Holding — Wilson, J.
- The U.S. District Court for the Western District of Virginia held that the Federal Express Long Term Disability Plan was entitled to recover $41,329.40 from Keith without making any allowance for the $5,300 in representative fees.
Rule
- A plan administrator's interpretation of ambiguous plan provisions will be upheld if the interpretation is reasonable and not an abuse of discretion.
Reasoning
- The U.S. District Court for the Western District of Virginia reasoned that the language of the Plan was ambiguous regarding the treatment of recovery costs, but the Administrator did not abuse its discretion in interpreting the Plan to include the total SSDI benefits that Keith was entitled to receive.
- The court noted that the phrase "is entitled to receive" could reasonably be interpreted in multiple ways, but the Administrator's interpretation of including the entire SSDI award was reasonable.
- The court emphasized that ERISA mandates plans be written clearly for participants and that ambiguity should be construed in favor of the plan's purpose.
- The Administrator's interpretation aligned with other provisions in the Plan that explicitly dealt with reimbursement without allowing for recovery costs.
- While some factors weighed against the Administrator's interpretation, these did not overcome the reasonableness of the interpretation overall.
- The court underscored that deference must be given to the Administrator's judgment and that the Plan's language supported the claim for full reimbursement without deductions for the representative fees.
Deep Dive: How the Court Reached Its Decision
Court's Interpretation of Plan Language
The court determined that the language of the Federal Express Long Term Disability Plan was ambiguous regarding how recovery costs, specifically the representative's fees for securing Social Security Disability Insurance (SSDI) benefits, should be treated. The relevant provision of the Plan stated that the amount a covered employee is entitled to receive would be reduced by any benefits from SSDI, but it did not explicitly mention whether costs associated with obtaining those benefits should be deducted. The court recognized that the phrase "is entitled to receive" could be interpreted in different ways, either including the total SSDI award or only the net amount after fees. Ultimately, the court found that the Administrator's interpretation, which included the entire SSDI benefits award, was a reasonable reading of the ambiguous language. This interpretation was deemed appropriate given that ERISA mandates clarity in plan language, and ambiguity should generally be construed in a manner that aligns with the plan's overall purpose.
Administrator's Discretion and Reasonableness
The court applied the abuse of discretion standard to evaluate the Administrator's interpretation of the Plan. Under this standard, the court upheld the Administrator's discretion unless it was found to be unreasonable. The court noted that several factors, such as the plan's language and its consistency with other provisions, supported the Administrator's decision.
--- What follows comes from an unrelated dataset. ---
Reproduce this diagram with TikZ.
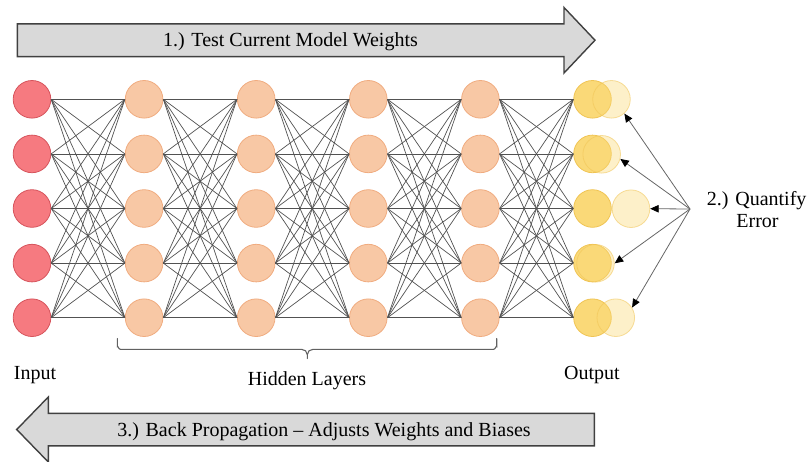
\documentclass[tikz,border=0pt]{standalone}
\usepackage{fontspec}
\setmainfont{Liberation Serif}
\newfontfamily\labelface{Liberation Serif}
\usetikzlibrary{arrows.meta}

\definecolor{infill}{RGB}{246,122,128}
\definecolor{inline}{RGB}{214,84,92}
\definecolor{hidfill}{RGB}{248,200,165}
\definecolor{hidline}{RGB}{240,172,128}
\definecolor{outfill}{RGB}{250,217,120}
\definecolor{outline}{RGB}{240,196,84}
\definecolor{arrowfill}{RGB}{217,217,217}
\definecolor{arrowline}{RGB}{64,64,64}

\begin{document}
\begin{tikzpicture}[x=1pt,y=-1pt,
  neuron/.style={circle, minimum size=37.6pt, inner sep=0pt, line width=0.8pt},
  innode/.style={neuron, fill=infill, draw=inline},
  hidnode/.style={neuron, fill=hidfill, draw=hidline},
  outnode/.style={neuron, fill=outfill, draw=outline},
  ghost/.style={neuron, fill=outfill, fill opacity=0.4, draw=outline, draw opacity=0.55},
  weight/.style={draw=black!68, line width=0.7pt},
  errarrow/.style={draw=black!60, line width=0.8pt,
    -{Triangle[length=8.5pt, width=7.5pt, color=black]}},
  bigarrow/.style={fill=arrowfill, draw=arrowline, line width=1.4pt, line join=miter},
  lbl/.style={font=\labelface\fontsize{20}{21.6}\selectfont, inner sep=0pt, anchor=base},
  bracket/.style={draw=black!62, line width=1.1pt, line cap=round},
]
\useasboundingbox (0,0) rectangle (809,461);

% forward pass arrow
\draw[bigarrow] (17.3,23.8) -- (564,23.8) -- (564,7.5) -- (595,40.2)
  -- (564,73) -- (564,56.6) -- (17.3,56.6) -- cycle;
\node[lbl] (fwd) at (290.5,46.8) {1.) Test Current Model Weights};

% back-propagation arrow
\draw[bigarrow] (594.3,413.3) -- (48.3,413.3) -- (48.3,397) -- (16.7,429.5)
  -- (48.3,462) -- (48.3,445.8) -- (594.3,445.8) -- cycle;
\node[lbl] (back) at (324,436.2) {3.) Back Propagation – Adjusts Weights and Biases};

% neurons
\foreach \r in {1,...,5}{
  \node[innode] (n0-\r) at (32,{99.3+54.6*(\r-1)}) {};
  \foreach \l in {1,...,4}
    \node[hidnode] (n\l-\r) at ({32+112.1*\l},{99.3+54.6*(\r-1)}) {};
  \node[outnode] (n5-\r) at (592.5,{99.3+54.6*(\r-1)}) {};
}

% fully connected weights
\foreach \l [evaluate=\l as \m using int(\l+1)] in {0,...,4}
  \foreach \a in {1,...,5}
    \foreach \b in {1,...,5}
      \draw[weight] (n\l-\a.east) -- (n\m-\b.west);

% shifted targets beside the outputs
\node[ghost] (g1) at (611.5,99.3) {};
\node[ghost] (g2) at (601.7,154.3) {};
\node[ghost] (g3) at (631,208.7) {};
\node[ghost] (g4) at (595.5,263.3) {};
\node[ghost] (g5) at (615.8,317.7) {};

% error arrows
\coordinate (err) at (690,209);
\draw[errarrow] (err) -- (g1.-48);
\draw[errarrow] (err) -- (g2.-14);
\draw[errarrow] (err) -- (g3.0);
\draw[errarrow] (err) -- (g4.0);
\draw[errarrow] (err) -- (g5.32);

\node[lbl] (quant) at (756.7,205.6) {2.) Quantify};
\node[lbl] (errtxt) at (757.5,227.2) {Error};

% bracket under the hidden layers
\draw[bracket] (117.3,338.5) -- (117.3,346.3) to[out=90,in=180] (120.3,349.3)
  -- (301.5,349.3) to[out=0,in=90] (307.3,354.5) -- (307.3,358.5);
\draw[bracket] (496.7,338.5) -- (496.7,346.3) to[out=90,in=0] (493.7,349.3)
  -- (313.1,349.3) to[out=180,in=90] (307.3,354.5);

% layer labels
\node[lbl] (inlbl) at (35,379) {Input};
\node[lbl] (hidlbl) at (307,385) {Hidden Layers};
\node[lbl] (outlbl) at (592,379) {Output};
\end{tikzpicture}
\end{document}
Although some factors weighed against the interpretation, such as potential conflicts of interest and the plan's purpose to provide benefits, the overall reasonableness of the Administrator's reading of the ambiguous terms prevailed. The court emphasized that it must defer to the Administrator's judgment, particularly when the interpretation was supported by the Plan's language and other sections that did not allow for the deduction of recovery costs.
Comparison with Precedent
The court referenced prior case law, specifically the case of United McGill Corp. v. Stinnett, to guide its analysis of the Plan's provisions. In that case, similar language about entitlement to benefits without explicit mention of recovery costs led to the conclusion that the beneficiary had to reimburse the plan without deductions. The court highlighted that the language used in the current Plan was akin to that in United McGill, reinforcing the reasonableness of the Administrator's interpretation. This comparison underlined that the Plan's choice of wording did not necessitate an allowance for recovery costs, further supporting the conclusion that the Administrator acted within a reasonable interpretation of the Plan.
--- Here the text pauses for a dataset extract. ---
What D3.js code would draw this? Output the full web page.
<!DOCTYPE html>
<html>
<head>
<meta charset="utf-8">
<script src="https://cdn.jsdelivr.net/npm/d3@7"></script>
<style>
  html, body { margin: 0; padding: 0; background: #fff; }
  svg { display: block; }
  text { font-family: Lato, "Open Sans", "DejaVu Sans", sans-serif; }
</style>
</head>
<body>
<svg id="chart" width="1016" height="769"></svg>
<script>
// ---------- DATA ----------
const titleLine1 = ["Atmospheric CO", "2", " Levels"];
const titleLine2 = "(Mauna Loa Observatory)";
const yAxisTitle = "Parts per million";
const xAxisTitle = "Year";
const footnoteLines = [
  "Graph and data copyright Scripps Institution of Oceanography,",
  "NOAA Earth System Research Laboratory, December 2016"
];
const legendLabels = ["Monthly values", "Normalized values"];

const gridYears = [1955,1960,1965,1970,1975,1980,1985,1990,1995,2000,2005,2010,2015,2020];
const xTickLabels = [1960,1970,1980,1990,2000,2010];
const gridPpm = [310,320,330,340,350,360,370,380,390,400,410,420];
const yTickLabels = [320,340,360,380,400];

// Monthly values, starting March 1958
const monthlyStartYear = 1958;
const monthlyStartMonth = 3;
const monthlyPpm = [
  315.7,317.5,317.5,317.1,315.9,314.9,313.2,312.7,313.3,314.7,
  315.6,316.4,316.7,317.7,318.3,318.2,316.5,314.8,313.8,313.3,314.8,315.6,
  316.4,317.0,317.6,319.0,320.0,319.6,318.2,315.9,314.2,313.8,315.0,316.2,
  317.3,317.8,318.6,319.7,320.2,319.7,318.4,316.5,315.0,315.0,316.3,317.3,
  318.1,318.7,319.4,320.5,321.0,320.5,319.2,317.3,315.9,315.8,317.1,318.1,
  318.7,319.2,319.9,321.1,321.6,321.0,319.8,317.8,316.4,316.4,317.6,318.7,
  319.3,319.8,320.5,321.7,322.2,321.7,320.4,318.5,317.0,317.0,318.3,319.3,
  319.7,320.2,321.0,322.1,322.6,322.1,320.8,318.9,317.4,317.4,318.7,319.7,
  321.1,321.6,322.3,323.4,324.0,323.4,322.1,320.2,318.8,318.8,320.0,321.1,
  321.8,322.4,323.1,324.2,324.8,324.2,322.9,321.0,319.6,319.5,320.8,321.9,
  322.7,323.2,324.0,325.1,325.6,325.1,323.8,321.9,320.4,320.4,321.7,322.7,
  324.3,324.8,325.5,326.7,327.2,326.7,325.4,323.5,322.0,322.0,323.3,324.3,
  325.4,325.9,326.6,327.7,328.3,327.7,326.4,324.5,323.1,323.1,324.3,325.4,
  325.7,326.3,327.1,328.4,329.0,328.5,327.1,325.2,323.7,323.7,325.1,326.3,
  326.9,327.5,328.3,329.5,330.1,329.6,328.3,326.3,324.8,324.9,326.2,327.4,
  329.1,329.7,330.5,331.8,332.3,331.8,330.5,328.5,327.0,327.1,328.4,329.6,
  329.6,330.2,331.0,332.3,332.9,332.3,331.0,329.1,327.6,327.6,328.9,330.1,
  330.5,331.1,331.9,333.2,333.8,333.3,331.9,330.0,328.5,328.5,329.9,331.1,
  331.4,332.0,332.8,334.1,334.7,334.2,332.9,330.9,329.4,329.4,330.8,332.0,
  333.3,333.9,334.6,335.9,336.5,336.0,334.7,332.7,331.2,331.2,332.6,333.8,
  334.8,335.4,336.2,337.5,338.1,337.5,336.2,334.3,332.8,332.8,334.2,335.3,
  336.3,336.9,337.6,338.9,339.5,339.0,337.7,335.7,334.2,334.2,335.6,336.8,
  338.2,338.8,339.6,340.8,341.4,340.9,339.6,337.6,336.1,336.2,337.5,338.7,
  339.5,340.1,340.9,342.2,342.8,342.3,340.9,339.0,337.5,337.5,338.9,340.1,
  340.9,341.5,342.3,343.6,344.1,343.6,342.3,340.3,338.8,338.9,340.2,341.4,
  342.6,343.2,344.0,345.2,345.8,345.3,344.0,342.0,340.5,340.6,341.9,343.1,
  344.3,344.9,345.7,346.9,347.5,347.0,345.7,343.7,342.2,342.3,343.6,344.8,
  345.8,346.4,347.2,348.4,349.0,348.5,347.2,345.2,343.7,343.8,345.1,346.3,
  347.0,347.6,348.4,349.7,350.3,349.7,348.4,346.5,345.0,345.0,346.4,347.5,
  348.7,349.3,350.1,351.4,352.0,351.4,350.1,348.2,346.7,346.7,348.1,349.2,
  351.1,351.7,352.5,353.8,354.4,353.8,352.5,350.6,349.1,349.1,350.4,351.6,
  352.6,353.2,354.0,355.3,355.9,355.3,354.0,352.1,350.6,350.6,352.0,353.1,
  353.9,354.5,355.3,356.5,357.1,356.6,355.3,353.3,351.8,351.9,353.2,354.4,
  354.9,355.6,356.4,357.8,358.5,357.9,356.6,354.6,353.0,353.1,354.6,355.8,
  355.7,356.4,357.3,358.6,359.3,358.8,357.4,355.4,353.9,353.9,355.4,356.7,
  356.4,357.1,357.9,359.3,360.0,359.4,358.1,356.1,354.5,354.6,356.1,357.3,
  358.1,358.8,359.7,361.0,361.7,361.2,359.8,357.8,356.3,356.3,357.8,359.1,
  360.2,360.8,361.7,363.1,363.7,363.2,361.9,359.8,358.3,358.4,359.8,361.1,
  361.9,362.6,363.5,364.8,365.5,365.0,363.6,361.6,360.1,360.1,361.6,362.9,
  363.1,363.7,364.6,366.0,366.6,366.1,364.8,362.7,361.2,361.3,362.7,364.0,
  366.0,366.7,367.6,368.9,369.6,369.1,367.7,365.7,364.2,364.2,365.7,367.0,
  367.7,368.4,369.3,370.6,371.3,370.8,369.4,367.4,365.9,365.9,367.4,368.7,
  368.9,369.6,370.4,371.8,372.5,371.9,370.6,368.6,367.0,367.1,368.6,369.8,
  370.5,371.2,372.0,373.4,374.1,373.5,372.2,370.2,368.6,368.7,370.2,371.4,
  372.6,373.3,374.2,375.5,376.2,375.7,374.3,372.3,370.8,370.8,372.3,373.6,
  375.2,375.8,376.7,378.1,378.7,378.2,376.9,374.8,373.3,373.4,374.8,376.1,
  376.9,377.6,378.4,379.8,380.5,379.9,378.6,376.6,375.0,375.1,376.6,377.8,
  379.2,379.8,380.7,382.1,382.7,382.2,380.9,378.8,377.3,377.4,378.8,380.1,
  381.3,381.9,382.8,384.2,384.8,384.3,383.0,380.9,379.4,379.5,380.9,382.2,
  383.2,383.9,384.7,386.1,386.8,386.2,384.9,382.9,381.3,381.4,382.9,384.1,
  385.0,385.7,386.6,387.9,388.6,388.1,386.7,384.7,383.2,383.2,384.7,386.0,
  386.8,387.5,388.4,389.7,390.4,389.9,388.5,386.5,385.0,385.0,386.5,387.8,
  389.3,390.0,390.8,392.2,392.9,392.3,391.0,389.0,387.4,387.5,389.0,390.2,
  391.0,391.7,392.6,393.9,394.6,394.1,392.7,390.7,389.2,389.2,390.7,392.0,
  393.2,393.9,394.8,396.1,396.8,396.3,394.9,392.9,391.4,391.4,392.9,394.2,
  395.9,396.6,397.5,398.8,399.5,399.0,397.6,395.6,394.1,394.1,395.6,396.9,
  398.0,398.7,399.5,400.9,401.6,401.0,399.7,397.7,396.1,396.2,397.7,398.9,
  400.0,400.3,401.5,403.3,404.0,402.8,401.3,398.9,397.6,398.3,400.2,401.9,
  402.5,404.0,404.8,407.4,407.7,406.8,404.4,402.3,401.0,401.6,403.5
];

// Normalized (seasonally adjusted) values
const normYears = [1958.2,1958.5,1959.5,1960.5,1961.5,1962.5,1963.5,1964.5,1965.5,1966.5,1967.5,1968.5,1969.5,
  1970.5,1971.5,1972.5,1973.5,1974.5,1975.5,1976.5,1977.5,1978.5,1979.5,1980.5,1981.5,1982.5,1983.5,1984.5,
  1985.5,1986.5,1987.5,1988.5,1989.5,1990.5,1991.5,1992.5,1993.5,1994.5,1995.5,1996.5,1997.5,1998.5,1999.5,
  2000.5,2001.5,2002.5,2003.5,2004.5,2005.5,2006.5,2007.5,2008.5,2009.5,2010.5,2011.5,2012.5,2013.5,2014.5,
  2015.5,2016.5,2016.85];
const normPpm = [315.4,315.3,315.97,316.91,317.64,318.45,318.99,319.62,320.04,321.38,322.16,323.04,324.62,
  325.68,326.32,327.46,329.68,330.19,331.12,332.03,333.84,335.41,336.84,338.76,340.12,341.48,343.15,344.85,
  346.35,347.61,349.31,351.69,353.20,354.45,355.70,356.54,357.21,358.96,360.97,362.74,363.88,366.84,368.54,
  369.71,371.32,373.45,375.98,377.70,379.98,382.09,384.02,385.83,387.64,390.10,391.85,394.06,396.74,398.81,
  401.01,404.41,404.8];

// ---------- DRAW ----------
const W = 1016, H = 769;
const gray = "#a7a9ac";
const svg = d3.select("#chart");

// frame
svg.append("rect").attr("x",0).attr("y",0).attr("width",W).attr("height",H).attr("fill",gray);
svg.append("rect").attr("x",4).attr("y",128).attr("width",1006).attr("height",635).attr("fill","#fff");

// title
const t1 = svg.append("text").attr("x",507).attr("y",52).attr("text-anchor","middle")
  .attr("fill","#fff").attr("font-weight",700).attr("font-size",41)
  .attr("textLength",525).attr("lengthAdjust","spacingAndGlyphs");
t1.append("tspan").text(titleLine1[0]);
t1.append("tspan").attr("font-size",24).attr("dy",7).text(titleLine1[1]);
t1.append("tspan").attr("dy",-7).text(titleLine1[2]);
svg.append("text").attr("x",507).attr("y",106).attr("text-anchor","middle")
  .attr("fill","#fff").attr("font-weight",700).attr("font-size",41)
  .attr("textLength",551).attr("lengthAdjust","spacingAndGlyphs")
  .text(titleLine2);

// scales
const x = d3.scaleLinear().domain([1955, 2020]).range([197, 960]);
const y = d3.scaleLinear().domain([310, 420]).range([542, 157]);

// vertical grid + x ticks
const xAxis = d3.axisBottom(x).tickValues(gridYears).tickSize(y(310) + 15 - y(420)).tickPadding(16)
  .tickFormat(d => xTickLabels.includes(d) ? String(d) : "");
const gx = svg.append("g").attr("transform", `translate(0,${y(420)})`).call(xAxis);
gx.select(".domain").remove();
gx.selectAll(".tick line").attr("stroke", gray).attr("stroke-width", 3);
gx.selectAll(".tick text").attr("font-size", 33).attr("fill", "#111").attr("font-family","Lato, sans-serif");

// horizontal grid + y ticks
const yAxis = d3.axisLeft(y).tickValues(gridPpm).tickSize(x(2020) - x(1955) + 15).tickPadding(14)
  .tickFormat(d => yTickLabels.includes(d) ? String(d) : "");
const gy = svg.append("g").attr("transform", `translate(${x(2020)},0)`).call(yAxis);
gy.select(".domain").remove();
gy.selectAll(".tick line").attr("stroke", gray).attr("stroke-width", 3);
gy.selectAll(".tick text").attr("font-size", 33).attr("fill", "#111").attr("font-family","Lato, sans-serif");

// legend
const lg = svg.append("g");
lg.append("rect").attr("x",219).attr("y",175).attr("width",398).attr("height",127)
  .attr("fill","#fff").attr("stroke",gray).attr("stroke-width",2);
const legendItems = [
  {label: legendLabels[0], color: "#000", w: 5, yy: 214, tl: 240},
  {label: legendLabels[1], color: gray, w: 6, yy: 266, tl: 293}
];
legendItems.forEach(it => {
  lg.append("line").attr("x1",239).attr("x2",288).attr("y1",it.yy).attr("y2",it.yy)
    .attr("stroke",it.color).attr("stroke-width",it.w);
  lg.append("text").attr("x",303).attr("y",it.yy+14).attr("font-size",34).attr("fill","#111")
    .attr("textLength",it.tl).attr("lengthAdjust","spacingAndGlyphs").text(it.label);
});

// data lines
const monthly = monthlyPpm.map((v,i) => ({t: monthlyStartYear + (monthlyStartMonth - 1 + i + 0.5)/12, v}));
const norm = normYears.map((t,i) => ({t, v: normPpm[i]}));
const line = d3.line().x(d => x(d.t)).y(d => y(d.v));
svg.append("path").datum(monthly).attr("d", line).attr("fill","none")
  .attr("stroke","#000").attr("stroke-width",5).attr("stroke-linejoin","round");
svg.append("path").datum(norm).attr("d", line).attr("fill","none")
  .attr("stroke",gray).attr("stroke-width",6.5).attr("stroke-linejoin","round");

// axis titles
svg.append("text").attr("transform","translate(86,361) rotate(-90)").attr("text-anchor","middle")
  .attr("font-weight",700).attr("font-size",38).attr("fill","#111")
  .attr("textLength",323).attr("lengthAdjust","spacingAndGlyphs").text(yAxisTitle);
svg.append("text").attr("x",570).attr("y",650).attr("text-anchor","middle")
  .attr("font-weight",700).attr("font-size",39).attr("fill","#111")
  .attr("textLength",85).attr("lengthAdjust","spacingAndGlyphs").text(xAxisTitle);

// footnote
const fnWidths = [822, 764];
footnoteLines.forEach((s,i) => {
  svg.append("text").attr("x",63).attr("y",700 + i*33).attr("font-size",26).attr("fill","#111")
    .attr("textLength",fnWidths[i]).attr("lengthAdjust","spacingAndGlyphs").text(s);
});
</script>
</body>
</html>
Factors Weighing Against the Interpretation
While the court found the Administrator's interpretation reasonable, it acknowledged that certain factors weighed against it. The potential conflict of interest inherent in the Administrator's dual role as both funder and interpreter of the Plan raised concerns about impartiality. Additionally, the court noted that the purpose of the Plan was to provide benefits to employees, and requiring Keith to repay the full amount without considering recovery costs could result in him receiving less than he was entitled to under SSDI. However, the court concluded that these concerns were insufficient to overturn the Administrator's interpretation, emphasizing that deference is owed to the decision-making process of the Plan administrator when evaluating ambiguous plan language.
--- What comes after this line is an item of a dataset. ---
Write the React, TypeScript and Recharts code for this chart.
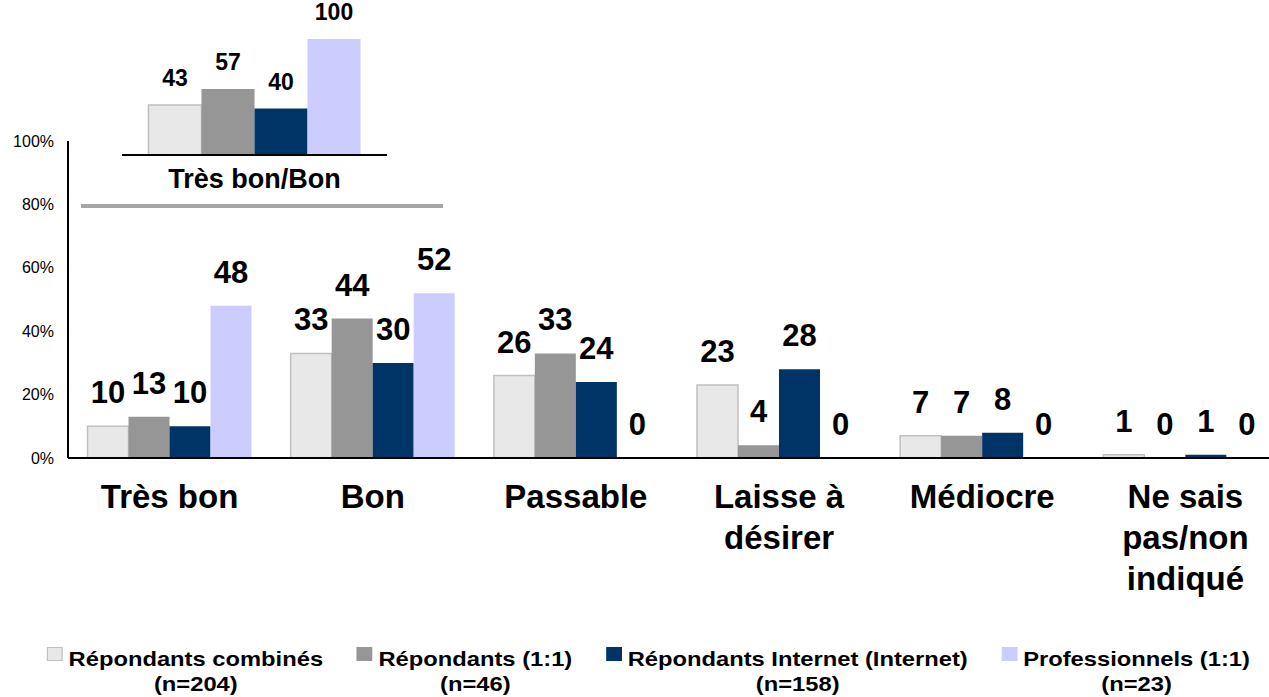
import React from 'react';
import { BarChart, Bar, XAxis, YAxis, LabelList } from 'recharts';

// main chart values (%)
const categories = ['Très bon', 'Bon', 'Passable', 'Laisse à\ndésirer', 'Médiocre', 'Ne sais\npas/non\nindiqué'];
const combines = [10, 33, 26, 23, 7, 1];
const repondants11 = [13, 44, 33, 4, 7, 0];
const internet = [10, 30, 24, 28, 8, 1];
const professionnels = [48, 52, 0, 0, 0, 0];

// inset: Très bon + Bon
const insetCategories = ['Très bon/Bon'];
const insetCombines = [43];
const insetRepondants11 = [57];
const insetInternet = [40];
const insetProfessionnels = [100];

const yTicks = [0, 20, 40, 60, 80, 100];

const seriesNames = ['Répondants combinés', 'Répondants (1:1)', 'Répondants Internet (Internet)', 'Professionnels (1:1)'];
const seriesN = ['(n=204)', '(n=46)', '(n=158)', '(n=23)'];
const seriesKeys = ['combines', 'repondants11', 'internet', 'professionnels'];
const seriesColors = ['#E8E8E8', '#969696', '#003366', '#CCCCFF'];

const FONT = '"Liberation Sans", Arial, sans-serif';

const chartData = categories.map((name, i) => ({
  name,
  combines: combines[i],
  repondants11: repondants11[i],
  internet: internet[i],
  professionnels: professionnels[i],
}));

const insetData = insetCategories.map((name, i) => ({
  name,
  combines: insetCombines[i],
  repondants11: insetRepondants11[i],
  internet: insetInternet[i],
  professionnels: insetProfessionnels[i],
}));

const CategoryTick = (props: any) => {
  const { x, y, payload } = props;
  const lines = String(payload.value).split('\n');
  return (
    <text x={x} y={y} textAnchor="middle" fontFamily={FONT} fontSize={33} fontWeight="bold" fill="#000">
      {lines.map((line, i) => (
        <tspan key={i} x={x} dy={i === 0 ? 50 : 41}>{line}</tspan>
      ))}
    </text>
  );
};

const InsetTick = (props: any) => {
  const { x, y, payload } = props;
  return (
    <text x={x} y={y + 33} textAnchor="middle" fontFamily={FONT} fontSize={27} fontWeight="bold" fill="#000">
      {payload.value}
    </text>
  );
};

// label drawn by hand so that 0 values still get their label
const makeValueLabel = (offset: number, size: number) => (p: any) => {
  const { x, y, width, height, value } = p;
  if (value === undefined || value === null) return null;
  const top = Math.min(Number(y), Number(y) + Number(height || 0));
  return (
    <text
      x={Number(x) + Number(width) / 2}
      y={top - offset}
      textAnchor="middle"
      fontFamily={FONT}
      fontSize={size}
      fontWeight="bold"
      fill="#000"
    >
      {String(value)}
    </text>
  );
};

const mainLabel = makeValueLabel(23, 31);
const insetLabel = makeValueLabel(19, 23);

const App: React.FC = () => {
  return (
    <div style={{ position: 'relative', width: 1269, height: 697, overflow: 'hidden', background: '#fff', fontFamily: FONT }}>
      <style>{'body{margin:0;overflow:hidden}'}</style>

      {/* main chart */}
      <div style={{ position: 'absolute', left: 0, top: 0 }}>
        <BarChart
          width={1300}
          height={640}
          data={chartData}
          margin={{ top: 141, right: 13, left: 0, bottom: 0 }}
          barCategoryGap="9.6%"
          barGap={0}
        >
          <XAxis
            dataKey="name"
            height={182}
            axisLine={{ stroke: '#000', strokeWidth: 2 }}
            tickLine={false}
            tickSize={0}
            tickMargin={0}
            tick={<CategoryTick />}
            interval={0}
          />
          <YAxis
            width={68}
            domain={[0, 100]}
            ticks={yTicks}
            tickFormatter={(v) => `${v}%`}
            axisLine={{ stroke: '#000', strokeWidth: 2 }}
            tickLine={false}
            tickSize={6}
            tickMargin={8}
            tick={{ fill: '#000', fontSize: 16, fontFamily: FONT }}
          />
          {seriesKeys.map((key, i) => (
            <Bar
              key={key}
              dataKey={key}
              fill={seriesColors[i]}
              stroke={i === 0 ? '#C0C0C0' : 'none'}
              strokeWidth={i === 0 ? 1.5 : 0}
              minPointSize={0.001}
              isAnimationActive={false}
            >
              <LabelList dataKey={key} content={mainLabel} />
            </Bar>
          ))}
        </BarChart>
      </div>

      {/* inset chart */}
      <div style={{ position: 'absolute', left: 122, top: 0 }}>
        <BarChart
          width={265}
          height={205}
          data={insetData}
          margin={{ top: 39, right: 0, left: 0, bottom: 0 }}
          barCategoryGap="10%"
          barGap={0}
        >
          <XAxis
            dataKey="name"
            height={50}
            axisLine={{ stroke: '#000', strokeWidth: 2 }}
            tickLine={false}
            tickSize={0}
            tickMargin={0}
            tick={<InsetTick />}
          />
          <YAxis hide domain={[0, 100]} />
          {seriesKeys.map((key, i) => (
            <Bar
              key={key}
              dataKey={key}
              fill={seriesColors[i]}
              stroke={i === 0 ? '#C0C0C0' : 'none'}
              strokeWidth={i === 0 ? 1.5 : 0}
              isAnimationActive={false}
            >
              <LabelList dataKey={key} content={insetLabel} />
            </Bar>
          ))}
        </BarChart>
      </div>

      {/* separator under inset */}
      <div style={{ position: 'absolute', left: 81, top: 204, width: 362, height: 4, background: '#A6A6A6' }} />

      {/* legend */}
      <div
        style={{
          position: 'absolute',
          left: 0,
          top: 646,
          width: 1297,
          display: 'flex',
          justifyContent: 'center',
          gap: 30,
          fontSize: 21,
          fontWeight: 'bold',
          color: '#000',
          lineHeight: '25px',
          transform: 'scaleX(1.13)',
          transformOrigin: '648px 0',
        }}
      >
        {seriesNames.map((name, i) => (
          <div key={name} style={{ display: 'flex', alignItems: 'flex-start' }}>
            <div
              style={{
                width: i === 0 ? 12 : 14,
                height: i === 0 ? 12 : 14,
                marginTop: 1,
                marginRight: 5,
                background: seriesColors[i],
                border: i === 0 ? '1px solid #C0C0C0' : 'none',
              }}
            />
            <div style={{ textAlign: 'center', whiteSpace: 'nowrap' }}>
              <div>{name}</div>
              <div>{seriesN[i]}</div>
            </div>
          </div>
        ))}
      </div>
    </div>
  );
};

export default App;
Conclusion on the Award of Benefits
In conclusion, the court awarded the Federal Express Long Term Disability Plan the full amount of $41,329.40 from Keith without any deductions for the representative's fees. The court's analysis indicated that the Administrator's interpretation of the Plan's language was reasonable, and it did not constitute an abuse of discretion. This decision underscored the principle that plan language must be enforced according to its literal meaning, especially in the context of ERISA, which aims to ensure clarity and fairness for plan participants. The court's ruling established a precedent for how similar cases might be handled, particularly regarding the treatment of recovery costs in disability benefits plans.